Silence 2.0

What is the minimum quantity of substance necessary to qualify as a piece of art?

Luckily for us, John Cage has provided a candidate for the most compelling answer.

John Cage composed a piece titled “4:33” (1952) which is a three part piece consisting of four and a half minutes of silence. It has been performed at the BBC proms in 2012 by the London Sinfonietta, and is considered a very serious work of art.

This kind of balls cannot be grown out of bravado. It is bourn from a thesis that explores the very extremes of what constitutes art.

The experience of 4:33 is absurd and unique. As the conductor commences the piece, both audience and orchestral members recognise a tension in the moment.

The auditory experience becomes the quiet, uneasy murmur from the crowd, faint hum from the stage fixtures and collective dissonance felt in the highly unusual circumstance.

And as the performance continues, the audience members realise they are no longer the audience, but the main performers in that moment.

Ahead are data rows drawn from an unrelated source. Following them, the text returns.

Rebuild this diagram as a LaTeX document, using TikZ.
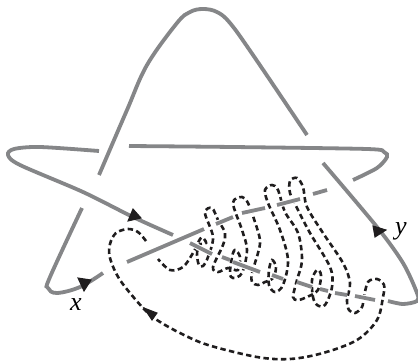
\documentclass[tikz,border=0pt]{standalone}
\usepackage{fontspec}
\setmainfont{Liberation Serif}
\definecolor{knotgrey}{HTML}{858688}
\definecolor{inkblack}{HTML}{1F1D1E}
\tikzset{
  knot/.style={draw=knotgrey,line width=3.8pt,preaction={draw=white,line width=6pt}},
  tangle/.style={draw=inkblack,line width=2.6pt,dash pattern=on 5.4pt off 3.4pt},
  tip/.style={fill=inkblack,draw=inkblack,line width=1pt,line join=miter},
  varlabel/.style={font=\fontsize{26}{26}\selectfont\itshape,inner sep=0pt}
}
\begin{document}
\begin{tikzpicture}[x=1pt,y=-1pt]
\useasboundingbox (0,0) rectangle (418,362);
% dashed tangle
\draw[tangle] plot[smooth,tension=0.55] coordinates {(146,241)(138,232)(128,229)(116,233)(110,244)(110,258)(120,280)(143,308)(157,320)(180,333)(208,345)(257,357)(290,359)(323,353)(357,340)(377,320)(383,297)(384,285)(377,279)(368,282)(364,297)(362,307)(355,313)(349,310)(347,300)(350,283)(343,263)(323,233)(307,207)(303,187)(297,178)(290,181)(290,193)(297,208)(310,233)(330,267)(332,287)(325,305)(317,305)(313,297)(312,280)(317,270)(321,275)(318,290)(307,297)(298,300)(293,297)(297,280)(302,260)(298,233)(285,212)(278,190)(272,185)(265,190)(268,203)(280,230)(288,260)(283,285)(275,292)(269,285)(269,270)(272,260)(276,267)(273,278)(265,282)(258,285)(252,282)(252,273)(258,253)(260,240)(255,222)(248,203)(242,197)(233,203)(242,230)(247,250)(242,273)(233,278)(230,273)(232,257)(235,250)(240,257)(238,270)(228,268)(218,272)(213,267)(223,245)(225,233)(218,220)(212,208)(205,213)(213,237)(208,257)(203,266)(199,265)(197,255)(199,245)(206,243)(203,238)(200,239)(193,253)(183,267)(170,270)(158,259)};
% grey knot
\draw[knot] plot[smooth,tension=0.6] coordinates {(99,175)(127,110)(147,65)(177,23)(190,12)(203,9)(217,12)(230,23)(253,55)(307,135)};
\draw[knot] plot[smooth,tension=0.5] coordinates {(129,146)(233,147)(367,149)(384,152)(387,157)(377,168)(353,180)};
\draw[knot] plot[smooth,tension=0.5] coordinates {(99,151)(40,147)(14,149)(8,155)(20,165)(83,192)(133,217)(173,235)};
\draw[knot] plot[smooth,tension=0.6] coordinates {(82,208)(50,277)(48,288)(57,293)(80,287)(103,273)};
\draw[knot] (127,262) -- (204,229);
\draw[knot] (216,224) -- (233,217);
\draw[knot] (242,213) -- (265,208);
\draw[knot] (277,205) -- (300,199);
\draw[knot] (313,194) -- (327,190);
\draw[knot] plot[smooth,tension=0.5] coordinates {(323,163)(377,227)(403,263)(417,293)(417,301)(403,304)(388,301)};
\draw[knot] (190,243) -- (212,254);
\draw[knot] (222,257) -- (230,260);
\draw[knot] (233,262) -- (260,272);
\draw[knot] (272,275) -- (283,279);
\draw[knot] (297,282) -- (312,287);
\draw[knot] (320,289) -- (328,291);
\draw[knot] (335,293) -- (347,295);
\draw[knot] (355,296) -- (375,300);
% arrowheads
\filldraw[tip] (133,209) -- (141,218) -- (128,221) -- cycle;
\filldraw[tip] (78,278) -- (91,280) -- (84,291) -- cycle;
\filldraw[tip] (373,226) -- (386,230) -- (375,237) -- cycle;
\filldraw[tip] (144,308) -- (157,313) -- (152,320) -- cycle;
% labels
\node[varlabel] (xlabel) at (76,305) {x};
\node[varlabel] (ylabel) at (401,231) {y};
\end{tikzpicture}
\end{document}
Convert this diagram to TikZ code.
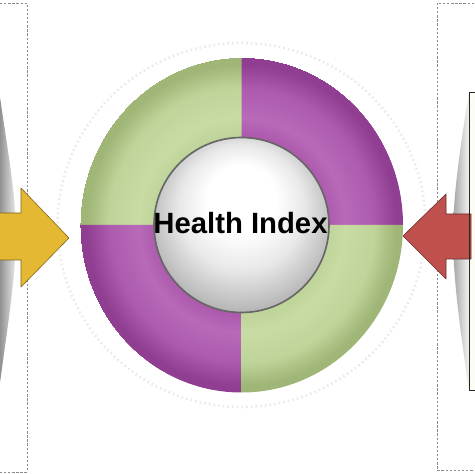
\documentclass[tikz,border=0pt]{standalone}
\usepackage{fontspec}
\setmainfont{Liberation Sans}
\usetikzlibrary{positioning}
\definecolor{grnL}{HTML}{C8DBA4}
\definecolor{grnM}{HTML}{BED499}
\definecolor{grnD}{HTML}{A0B677}
\definecolor{purL}{HTML}{B86AB8}
\definecolor{purM}{HTML}{AD5AAD}
\definecolor{purD}{HTML}{903E92}
\definecolor{arrowyellow}{HTML}{E4B832}
\definecolor{arrowred}{HTML}{C0504D}
\definecolor{cream}{HTML}{FDFCF2}
\pgfdeclareradialshading{greenring}{\pgfpoint{0bp}{0bp}}{color(0bp)=(grnM); color(13.4bp)=(grnM); color(16bp)=(grnL); color(20.5bp)=(grnM); color(24bp)=(grnD); color(25bp)=(grnD)}
\pgfdeclareradialshading{purplering}{\pgfpoint{0bp}{0bp}}{color(0bp)=(purM); color(13.4bp)=(purM); color(16bp)=(purL); color(20.5bp)=(purM); color(24bp)=(purD); color(25bp)=(purD)}
\pgfdeclareradialshading{sphereshade}{\pgfpoint{0bp}{10bp}}{color(0bp)=(white); color(10bp)=(white); color(18bp)=(black!9); color(26bp)=(black!26); color(31bp)=(black!38); color(36bp)=(black!45)}
\begin{document}
\begin{tikzpicture}[line join=round, x=0.03cm, y=0.03cm,
    frame/.style={black!45, line width=0.6pt, dash pattern=on 2pt off 1.5pt},
    yarrow/.style={fill=arrowyellow, draw=black!45!arrowyellow, line width=0.5pt},
    rarrow/.style={fill=arrowred, draw=black!45!arrowred, line width=0.5pt}
    ]
    \useasboundingbox (0,0) rectangle (474,474);
    \coordinate (c) at (241.5,249);
    \draw[frame] (0,471) -- (27,471) -- (27,2) -- (0,2);
    \draw[frame] (474,471) -- (437,471) -- (437,4) -- (474,4);
    \draw[black!8, line width=2.2pt, dash pattern=on 1.5pt off 2.5pt] (c) ellipse [x radius=184, y radius=182];
    % side panels
    \shade[left color=black!45, right color=black!8] (-1,384) .. controls (8,320) and (16,280) .. (16,239) .. controls (16,200) and (8,150) .. (-1,84) -- cycle;
    \shade[left color=black!35, right color=black!5] (469,382) .. controls (459,320) and (453,275) .. (453,239) .. controls (453,200) and (459,150) .. (469,84) -- cycle;
    \fill[cream] (469,382) rectangle (475,84);
    \draw[yarrow] (-2,261) -- (21,261) -- (21,286) -- (69,236) -- (21,187) -- (21,214) -- (-2,214);
    \draw[rarrow] (403,238) -- (446,280) -- (446,260) -- (471,260) -- (471,215) -- (446,215) -- (446,195) -- cycle;
    \draw[black!85, line width=0.8pt] (475,382) -- (469,382) -- (469,84) -- (475,84);
    \foreach \a/\s in {0/purplering, 90/greenring, 180/purplering, 270/greenring}
    {
        \begin{scope}
            \clip (c) -- ++(\a:161.5 and 167.5) arc[start angle=\a, end angle=\a+90, x radius=161.5, y radius=167.5] -- cycle;
            \shade[shading=\s] (c) ellipse [x radius=161.5, y radius=167.5];
        \end{scope}
    }
    \shade[shading=sphereshade] (c) circle (87);
    \draw[black!60, line width=1.4pt] (c) circle (87.5);
    \node[font=\bfseries\fontsize{25}{30}\selectfont, anchor=base] (hi) at (240.5,240) {Health Index};
\end{tikzpicture}
\end{document}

In other words, crafted silence for 4:33 suddenly puts the spotlight back on them as the main performer.

I don’t actually dig this piece unless there is a specific enrolment to 4:33 because being an involuntary participant to this piece generates an over arching emotion of awkwardness (although it is potent).

But the idea of placing the focus back on the audience is a powerful bad ass mother fucking idea worth stealing for any artist from any field.